> **Directive**:
Lines holding the string "this" are the ones to copy; find them all in the data.

Rows from a dataset of charts and code:
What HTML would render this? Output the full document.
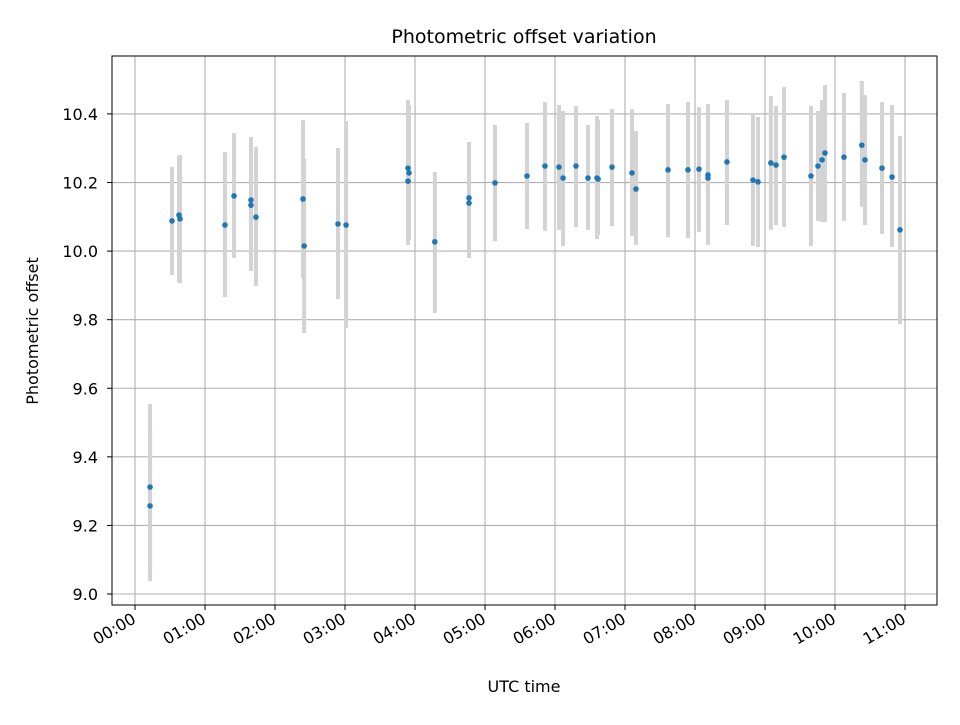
<!DOCTYPE html>
<html><head><meta charset="utf-8"><style>
body{margin:0;background:#fff}
svg text{font-family:"DejaVu Sans","Liberation Sans",sans-serif;fill:#000}
</style></head><body>
<svg id="c" width="960" height="720" xmlns="http://www.w3.org/2000/svg">
<rect width="960" height="720" fill="#fff"/>
<text x="524" y="43" font-size="19" text-anchor="middle">Photometric offset variation</text>
<text x="524" y="692" font-size="16" text-anchor="middle">UTC time</text>
<text transform="translate(38,331) rotate(-90)" font-size="16" text-anchor="middle">Photometric offset</text>
</svg>
<script>
const times=[12.9,12.9,31.7,37.7,38.6,77.1,84.9,99.4,99.4,103.7,144,145,174,180.9,234,234.9,234,257,286.3,286.3,308.6,336,351.4,363.4,366.9,378,388.3,396,396.9,408.9,426,429.4,456.9,474,483.4,491.1,491.1,507.4,529.7,534,545,549.4,556.3,579.4,585.4,588.9,591.4,607.7,623,625.7,640.3,648.9,655.7];
const values=[9.312,9.257,10.088,10.105,10.094,10.076,10.161,10.149,10.134,10.099,10.152,10.015,10.079,10.076,10.242,10.228,10.204,10.027,10.155,10.140,10.199,10.219,10.248,10.245,10.213,10.248,10.213,10.213,10.210,10.245,10.228,10.181,10.237,10.237,10.239,10.222,10.213,10.260,10.207,10.202,10.257,10.251,10.274,10.219,10.248,10.266,10.286,10.274,10.309,10.266,10.242,10.216,10.062];
const errLow=[9.070,9.038,9.930,9.910,9.907,9.866,9.980,9.942,9.945,9.898,9.922,9.761,9.860,9.776,10.021,10.032,10.018,9.820,9.989,9.980,10.029,10.064,10.059,10.062,10.015,10.070,10.062,10.035,10.047,10.073,10.044,10.018,10.041,10.038,10.056,10.018,10.030,10.076,10.015,10.012,10.062,10.076,10.070,10.015,10.088,10.085,10.085,10.088,10.129,10.076,10.050,10.012,9.787];
const errHigh=[9.554,9.478,10.245,10.277,10.280,10.289,10.344,10.333,10.318,10.304,10.382,10.269,10.301,10.379,10.441,10.426,10.411,10.231,10.318,10.309,10.368,10.374,10.435,10.426,10.409,10.423,10.368,10.394,10.382,10.414,10.414,10.350,10.429,10.435,10.420,10.429,10.429,10.441,10.403,10.391,10.452,10.423,10.479,10.423,10.409,10.441,10.484,10.461,10.496,10.455,10.435,10.426,10.336];
const yTicks=[9.0,9.2,9.4,9.6,9.8,10.0,10.2,10.4];
const xTickLabels=["00:00","01:00","02:00","03:00","04:00","05:00","06:00","07:00","08:00","09:00","10:00","11:00"];
const NS="http://www.w3.org/2000/svg";
const svg=document.getElementById('c');
const L=112,R=937,T=56,B=605;
const xs=m=>135+m*70/60;
const ys=v=>594-(v-9)*342.9;
function mk(t,a){const e=document.createElementNS(NS,t);for(const k in a)e.setAttribute(k,a[k]);svg.appendChild(e);return e;}
yTicks.forEach(v=>{const y=ys(v);
 const g=mk('line',{x1:L,x2:R,y1:y,y2:y,stroke:'#b0b0b0','stroke-width':1.1});
 
 
 const tk=mk('line',{x1:L-5,x2:L,y1:y,y2:y,stroke:'#000','stroke-width':1});
 
 
 const t=mk('text',{x:L-14,y:y+6,'font-size':16,'text-anchor':'end'});t.textContent=v.toFixed(1);
 
 
});
xTickLabels.forEach((lab,i)=>{const x=xs(i*60);
 const g=mk('line',{x1:x,x2:x,y1:T,y2:B,stroke:'#b0b0b0','stroke-width':1.1});
 
 
 const tk=mk('line',{x1:x,x2:x,y1:B,y2:B+5,stroke:'#000','stroke-width':1});
 
 
 const t=mk('text',{transform:`translate(${x+2},${B+17}) rotate(-30)`,'font-size':16,'text-anchor':'end'});t.textContent=lab;
 
 
});
times.forEach((m,i)=>{const x=xs(m);
 const e=mk('line',{x1:x,x2:x,y1:ys(errHigh[i]),y2:ys(errLow[i]),stroke:'#d3d3d3','stroke-width':4});
 
 
});
times.forEach((m,i)=>{
 const p=mk('circle',{cx:xs(m),cy:ys(values[i]),r:2.8,fill:'#1f77b4'});
 
 
});
const fr=mk('rect',{x:L,y:T,width:R-L,height:B-T,fill:'none',stroke:'#000','stroke-width':1});


</script>
</body></html>
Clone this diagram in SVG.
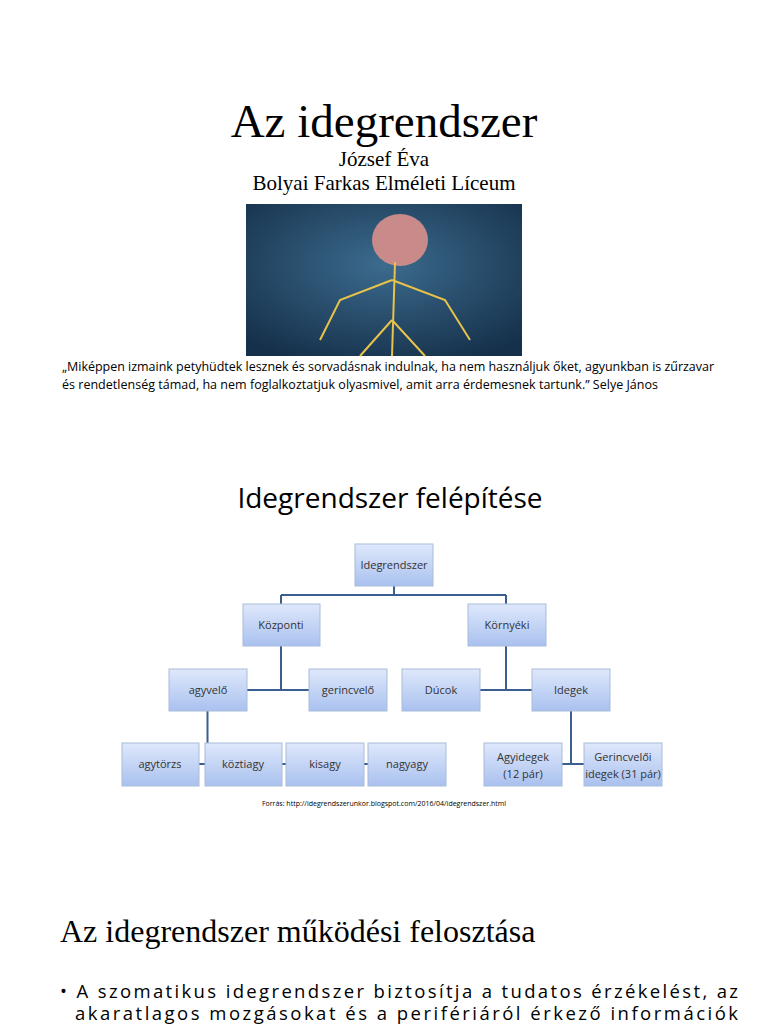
<svg xmlns="http://www.w3.org/2000/svg" width="768" height="1024" viewBox="0 0 768 1024">
<defs>
<linearGradient id="g" x1="0" y1="0" x2="0" y2="1"><stop offset="0" stop-color="#dfe8fb"/><stop offset="1" stop-color="#a9c1ef"/></linearGradient>
<radialGradient id="bg" cx="0.5" cy="0.4" r="0.7"><stop offset="0" stop-color="#3c6b8e"/><stop offset="1" stop-color="#15304a"/></radialGradient>
</defs>
<style>
.n rect{fill:url(#g);stroke:#a8bcd8;stroke-width:1}
.n text{font-family:"Open Sans","Liberation Sans",sans-serif;font-size:11px;fill:#333;text-anchor:middle}
.c{stroke:#3a5f8f;stroke-width:2;fill:none}
.serif{font-family:"Liberation Serif",serif;fill:#000}
.sans{font-family:"Open Sans","Liberation Sans",sans-serif;fill:#000}
</style>
<rect width="768" height="1024" fill="#fff"/>
<text class="serif" x="384" y="137" font-size="47" text-anchor="middle">Az idegrendszer</text>
<text class="serif" x="384" y="166" font-size="21" text-anchor="middle">József Éva</text>
<text class="serif" x="384" y="190" font-size="21" text-anchor="middle">Bolyai Farkas Elméleti Líceum</text>
<rect x="246" y="204" width="276" height="152" fill="url(#bg)"/>
<ellipse cx="400" cy="240" rx="28" ry="26" fill="#c98a8a"/>
<path d="M395 262 L392 356 M392 280 L340 300 L320 340 M392 280 L445 300 L470 340 M392 320 L360 356 M392 320 L425 356" stroke="#e8c24a" stroke-width="2" fill="none"/>
<text class="sans" x="62" y="371" font-size="12.5" textLength="652">„Miképpen izmaink petyhüdtek lesznek és sorvadásnak indulnak, ha nem használjuk őket, agyunkban is zűrzavar</text>
<text class="sans" x="62" y="389" font-size="12.5" textLength="596">és rendetlenség támad, ha nem foglalkoztatjuk olyasmivel, amit arra érdemesnek tartunk.” Selye János</text>
<text class="sans" x="390" y="508" font-size="28" text-anchor="middle">Idegrendszer felépítése</text>
<g id="connectors">
<path class="c" d="M394 586V595M281 595H506M281 595V604M506 595V604"/>
<path class="c" d="M281 646V690M247 690H309M506 646V690M480 690H532"/>
<path class="c" d="M207.5 711V743M199 764H205M282 764H286M364 764H368"/>
<path class="c" d="M571 711V764M562 764H584"/>
</g>
<g id="n-root" class="n"><rect x="355" y="544" width="78" height="42"/><text x="394" y="569">Idegrendszer</text></g>
<g id="n-kozp" class="n"><rect x="243" y="604" width="77" height="42"/><text x="281" y="629">Központi</text></g>
<g id="n-korny" class="n"><rect x="468" y="604" width="78" height="42"/><text x="507" y="629">Környéki</text></g>
<g id="n-agyvelo" class="n"><rect x="169" y="669" width="78" height="42"/><text x="208" y="694">agyvelő</text></g>
<g id="n-gerinc" class="n"><rect x="309" y="669" width="78" height="42"/><text x="348" y="694">gerincvelő</text></g>
<g id="n-ducok" class="n"><rect x="402" y="669" width="78" height="42"/><text x="441" y="694">Dúcok</text></g>
<g id="n-idegek" class="n"><rect x="532" y="669" width="78" height="42"/><text x="571" y="694">Idegek</text></g>
<g id="n-agytorzs" class="n"><rect x="122" y="743" width="77" height="43"/><text x="160" y="768">agytörzs</text></g>
<g id="n-koztiagy" class="n"><rect x="205" y="743" width="77" height="43"/><text x="243" y="768">köztiagy</text></g>
<g id="n-kisagy" class="n"><rect x="286" y="743" width="78" height="43"/><text x="325" y="768">kisagy</text></g>
<g id="n-nagyagy" class="n"><rect x="368" y="743" width="78" height="43"/><text x="407" y="768">nagyagy</text></g>
<g id="n-agyidegek" class="n"><rect x="484" y="743" width="78" height="43"/><text x="523" y="761">Agyidegek</text><text x="523" y="778">(12 pár)</text></g>
<g id="n-gerincidegek" class="n"><rect x="584" y="743" width="78" height="43"/><text x="623" y="761">Gerincvelői</text><text x="623" y="778">idegek (31 pár)</text></g>
<text class="sans" x="384" y="806" font-size="7" text-anchor="middle">Forrás: http://idegrendszerunkor.blogspot.com/2016/04/idegrendszer.html</text>
<text class="serif" x="60" y="942" font-size="32">Az idegrendszer működési felosztása</text>
<text class="sans" x="60" y="998" font-size="18.5" textLength="678">• A  szomatikus  idegrendszer  biztosítja  a  tudatos  érzékelést,  az</text>
<text class="sans" x="75" y="1020" font-size="18.5" textLength="663">akaratlagos  mozgásokat  és  a  perifériáról  érkező  információk</text>
</svg>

> **Task response**:
What HTML would render this? Output the full document.
Clone this diagram in SVG.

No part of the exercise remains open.